The Hunger Games whet my appetite

The Hunger Games whet my appetite

With such a great book, were the filmmakers going to kill it bringing it to the screen?

Robby Filec, A&E Manager

With swords flashing, arrows flying, and stomachs rumbling, The Hunger Games was an awesome movie. Jennifer Lawrence, who starred in the lead role of Katniss Everdeen, was perfect: tough enough but also emotional enough. The best thing about the movie, though, was that it corresponded closely with the book, which you don’t find in a lot of books that have been adapted for the big screen.
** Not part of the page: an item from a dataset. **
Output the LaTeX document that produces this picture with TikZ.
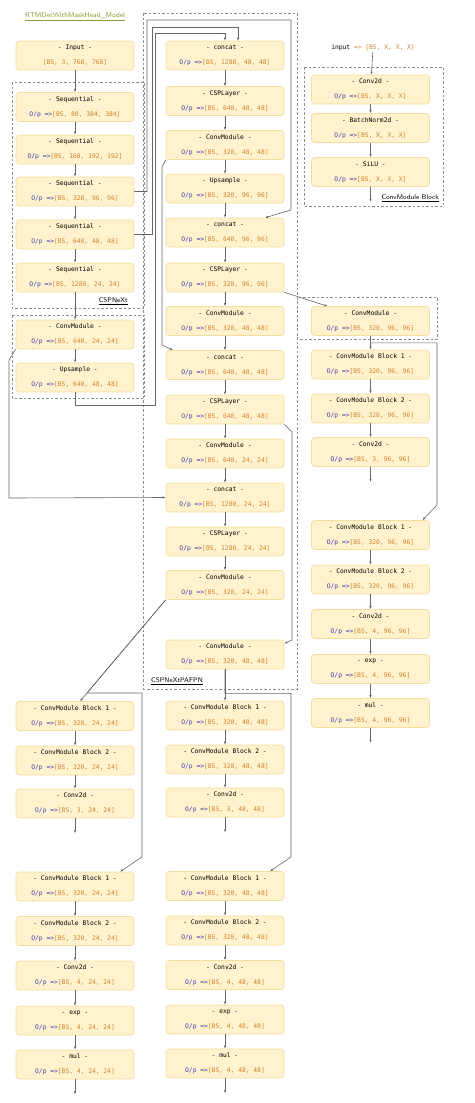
\documentclass[tikz,border=0pt]{standalone}
\usepackage{fontspec}
\setmainfont{Liberation Sans}
\setmonofont{DejaVu Sans Mono}
\usetikzlibrary{arrows.meta}
\definecolor{boxfill}{HTML}{FFF2CC}
\definecolor{boxline}{HTML}{F3DC9E}
\definecolor{opblue}{HTML}{3C3CB4}
\definecolor{oporange}{HTML}{D0822E}
\definecolor{edgecol}{HTML}{666666}
\definecolor{grpcol}{HTML}{8C8C8C}
\definecolor{titlecol}{HTML}{8A9A3A}
\newcommand{\op}[1]{\textcolor{opblue}{O/p =>}\textcolor{oporange}{#1}}
\tikzset{
  box/.style={draw=boxline, fill=boxfill, rounded corners=3pt, minimum width=118pt, minimum height=29pt,
    inner sep=0pt, align=center, font=\ttfamily\fontsize{6.3}{15}\selectfont, line width=0.6pt},
  conn/.style={draw=edgecol, line width=0.6pt, -{Latex[length=3pt,width=2.4pt]}},
  grp/.style={draw=grpcol, dash pattern=on 2.5pt off 2pt, line width=0.5pt},
  grplabel/.style={font=\sffamily\fontsize{6.8}{8}\selectfont, inner sep=0pt},
}
\begin{document}
\begin{tikzpicture}[x=1pt,y=-1pt]
\useasboundingbox (0,0) rectangle (474,1103);
% groups
\draw[grp] (143.5,13) rectangle (297,689);
\draw[grp] (12,82) rectangle (144,308);
\draw[grp] (12,315) rectangle (144,398);
\draw[grp] (297,297) rectangle (437,339);
\draw[grp] (304,67) rectangle (443,206);
\node[grplabel, anchor=east] (lcsp) at (128,301) {\underline{CSPNeXt}};
\node[grplabel, anchor=west] (lpafpn) at (151,681) {\underline{CSPNeXtPAFPN}};
\node[grplabel, anchor=east] (lcmb) at (439,198) {\underline{ConvModule Block}};
\node[font=\sffamily\fontsize{7}{8}\selectfont, text=titlecol, inner sep=0pt] (title) at (75,17) {\underline{RTMDetWithMaskHead\_Model}};
% left column
\node[box] (inp) at (75,55.5) {- Input -\\\textcolor{oporange}{[BS, 3, 768, 768]}};
\node[box] (s1) at (75,107) {- Sequential -\\\op{ [BS, 80, 384, 384]}};
\node[box] (s2) at (75,149.5) {- Sequential -\\\op{ [BS, 160, 192, 192]}};
\node[box] (s3) at (75,191.5) {- Sequential -\\\op{ [BS, 320, 96, 96]}};
\node[box] (s4) at (75,234.5) {- Sequential -\\\op{ [BS, 640, 48, 48]}};
\node[box] (s5) at (75,277.5) {- Sequential -\\\op{ [BS, 1280, 24, 24]}};
\node[box] (lcm) at (75,334.5) {- ConvModule -\\\op{ [BS, 640, 24, 24]}};
\node[box] (lup) at (75,377.5) {- Upsample -\\\op{ [BS, 640, 48, 48]}};
% middle column
\node[box] (c1) at (225,55.5) {- concat -\\\op{[BS, 1280, 48, 48]}};
\node[box] (csp1) at (225,101) {- CSPLayer -\\\op{[BS, 640, 48, 48]}};
\node[box] (cm1) at (225,145) {- ConvModule -\\\op{[BS, 320, 48, 48]}};
\node[box] (up) at (225,188.5) {- Upsample -\\\op{[BS, 320, 96, 96]}};
\node[box] (c2) at (225,232.5) {- concat -\\\op{[BS, 640, 96, 96]}};
\node[box] (csp2) at (225,277.5) {- CSPLayer -\\\op{[BS, 320, 96, 96]}};
\node[box] (cm2) at (225,321) {- ConvModule -\\\op{[BS, 320, 48, 48]}};
\node[box] (c3) at (225,365) {- concat -\\\op{[BS, 640, 48, 48]}};
\node[box] (csp3) at (225,409.5) {- CSPLayer -\\\op{[BS, 640, 48, 48]}};
\node[box] (cm3) at (225,453.5) {- ConvModule -\\\op{[BS, 640, 24, 24]}};
\node[box] (c4) at (225,497.5) {- concat -\\\op{[BS, 1280, 24, 24]}};
\node[box] (csp4) at (225,541.5) {- CSPLayer -\\\op{[BS, 1280, 24, 24]}};
\node[box] (cm4) at (225,585) {- ConvModule -\\\op{[BS, 320, 24, 24]}};
\node[box] (cm5) at (225,654.5) {- ConvModule -\\\op{[BS, 320, 48, 48]}};
% middle heads
\node[box] (m1b1) at (225,715.5) {- ConvModule Block 1 -\\\op{[BS, 320, 48, 48]}};
\node[box] (m1b2) at (225,759.5) {- ConvModule Block 2 -\\\op{[BS, 320, 48, 48]}};
\node[box] (m1c) at (225,802.5) {- Conv2d -\\\op{[BS, 3, 48, 48]}};
\node[box] (m2b1) at (225,886) {- ConvModule Block 1 -\\\op{[BS, 320, 48, 48]}};
\node[box] (m2b2) at (225,930.5) {- ConvModule Block 2 -\\\op{[BS, 320, 48, 48]}};
\node[box] (m2c) at (225,975) {- Conv2d -\\\op{[BS, 4, 48, 48]}};
\node[box] (m2e) at (225,1019.5) {- exp -\\\op{ [BS, 4, 48, 48]}};
\node[box] (m2m) at (225,1063.5) {- mul -\\\op{ [BS, 4, 48, 48]}};
% left heads
\node[box] (h1b1) at (75,716) {- ConvModule Block 1 -\\\op{[BS, 320, 24, 24]}};
\node[box] (h1b2) at (75,760.5) {- ConvModule Block 2 -\\\op{[BS, 320, 24, 24]}};
\node[box] (h1c) at (75,803.5) {- Conv2d -\\\op{[BS, 3, 24, 24]}};
\node[box] (h2b1) at (75,886.5) {- ConvModule Block 1 -\\\op{[BS, 320, 24, 24]}};
\node[box] (h2b2) at (75,931) {- ConvModule Block 2 -\\\op{[BS, 320, 24, 24]}};
\node[box] (h2c) at (75,975.5) {- Conv2d -\\\op{[BS, 4, 24, 24]}};
\node[box] (h2e) at (75,1020.5) {- exp -\\\op{ [BS, 4, 24, 24]}};
\node[box] (h2m) at (75,1064.5) {- mul -\\\op{ [BS, 4, 24, 24]}};
% right column
\node[font=\ttfamily\fontsize{6.3}{8}\selectfont, inner sep=1pt] (rin) at (373,48) {input \textcolor{oporange}{=> [BS, X, X, X]}};
\node[box] (rc) at (370.5,89.5) {- Conv2d -\\\op{ [BS, X, X, X]}};
\node[box] (rbn) at (370.5,128) {- BatchNorm2d -\\\op{ [BS, X, X, X]}};
\node[box] (rsi) at (370.5,172) {- SiLU -\\\op{ [BS, X, X, X]}};
\node[box] (rcm) at (370.5,321) {- ConvModule -\\\op{[BS, 320, 96, 96]}};
\node[box] (r1b1) at (370.5,364.5) {- ConvModule Block 1 -\\\op{[BS, 320, 96, 96]}};
\node[box] (r1b2) at (370.5,408.5) {- ConvModule Block 2 -\\\op{[BS, 320, 96, 96]}};
\node[box] (r1c) at (370.5,452) {- Conv2d -\\\op{[BS, 3, 96, 96]}};
\node[box] (r2b1) at (370.5,535) {- ConvModule Block 1 -\\\op{[BS, 320, 96, 96]}};
\node[box] (r2b2) at (370.5,579.5) {- ConvModule Block 2 -\\\op{[BS, 320, 96, 96]}};
\node[box] (r2c) at (370.5,624) {- Conv2d -\\\op{[BS, 4, 96, 96]}};
\node[box] (r2e) at (370.5,669) {- exp -\\\op{ [BS, 4, 96, 96]}};
\node[box] (r2m) at (370.5,713) {- mul -\\\op{ [BS, 4, 96, 96]}};
% straight chains
\foreach \a/\b in {inp/s1,s1/s2,s2/s3,s3/s4,s4/s5,s5/lcm,lcm/lup,
  c1/csp1,csp1/cm1,cm1/up,up/c2,c2/csp2,csp2/cm2,cm2/c3,c3/csp3,csp3/cm3,cm3/c4,c4/csp4,csp4/cm4,
  cm5/m1b1,m1b1/m1b2,m1b2/m1c,m2b1/m2b2,m2b2/m2c,m2c/m2e,m2e/m2m,
  h1b1/h1b2,h1b2/h1c,h2b1/h2b2,h2b2/h2c,h2c/h2e,h2e/h2m,
  rin/rc,rc/rbn,rbn/rsi,rcm/r1b1,r1b1/r1b2,r1b2/r1c,r2b1/r2b2,r2b2/r2c,r2c/r2e,r2e/r2m}
  \draw[conn] (\a) -- (\b);
% outputs
\foreach \a in {m1c,m2m,h1c,h2m,rsi,r1c,r2m}
  \draw[conn] (\a.south) -- ++(0,15);
% skip connections
\draw[conn] (s3.east) -| (147,20) -| (291,210) -- ([xshift=40pt]c2.north);
\draw[conn] (s4.east) -| (152,27) -| ([xshift=13pt]c1.north);
\draw[conn] (lup.south) -- ++(0,13) -| (155,33) -| (c1.north);
\draw[conn] (cm1.south west) -- (162,167) -- (162,345) -- ([xshift=-52pt]c3.north);
\draw[conn] (csp2.south east) -- ([xshift=-43pt]rcm.north);
\draw[conn] (lcm.south west) -- (9,360) -- (9,498) -- (c4.west);
\draw[conn] (csp3.south east) -- (292,432) -- (292,640) -- ([yshift=11pt]cm5.east);
\draw[conn] (rcm.south) -- ++(0,7) -| (437,505) -- ([xshift=52pt]r2b1.north);
\draw[conn] (cm4.south west) -- ([xshift=5pt]h1b1.north);
\draw[conn] (cm4.south west) -- (87,693) -- (142,693) -- (142,857) -- ([xshift=45pt]h2b1.north);
\draw[conn] (cm5.south) -- ++(0,24) -| (291,857) -- ([xshift=45pt]m2b1.north);
\end{tikzpicture}
\end{document}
The Hunger Games takes place in a future North America that is in ruins. It is split into 12 separate Districts, each providing a different product (textiles, coal, etc.). Each year a boy and a girl, between the ages of twelve and eighteen, are selected from each District and forced to fight to the death in a manmade arena. The arena has traps and can be controlled by the Gamemakers, engineers who designed the arena. This is done as a reminder of a revolution that happened years ago. A person may enter their name in as many times as they want to receive a bigger ration of grain and oil. At sixteen years old, Katniss Everdeen’s name is being entered into the drawing five times, and her younger sister Prim, who has just turned twelve, will be entered for the first time. When Prim is chosen, Katniss volunteers for her as Tribute, as she may have a better chance surviving the arena than Prim. Katniss is skilled with a bow and arrow and can hunt very well, having to provide for her family since her father died.

The big question of the movie: will Katniss survive in the arena?

At first I thought that the movie was going to be horrible compared to the book, as has been the case for films like Percy Jackson and the Lightning Thief, Cirque du Freak, and the Spiderwick Chronicles. However, for the most part, both book and film were alike. There were obviously differences because you can’t put everything from a book into a movie, so I was disappointed by some of the small details, but they didn’t change any large obvious details.

I really liked the beginning dash of the contestants to the Cornucopia, where all the weapons are stashed in the arena. I feel that the scene captured the rushed emotion and craziness of being amongst children who will try to kill you. The fighting was awesome; it was very well paced and captured the frenzied instinct for survival.

If there was one thing I didn’t like it was the depiction of the Careers. The Careers, youths from Districts 1 and 2, have been trained their whole lives to fight and kill and then volunteer at age 18. In the film, they were way too cuddly with each other. They would drop hints that they liked each other when they really would want to kill each other! In one scene when they were sleeping, they had their arms wrapped around each other. They didn’t seem that focused on killing quickly, and they made a game out of the competition, though I guess that’s what the government wanted.

Regardless, I give the Hunger Games a 9.9 out of 10, only because it didn’t come out any sooner.

-Robby Filec, volunteer as Tribute from District Clarion.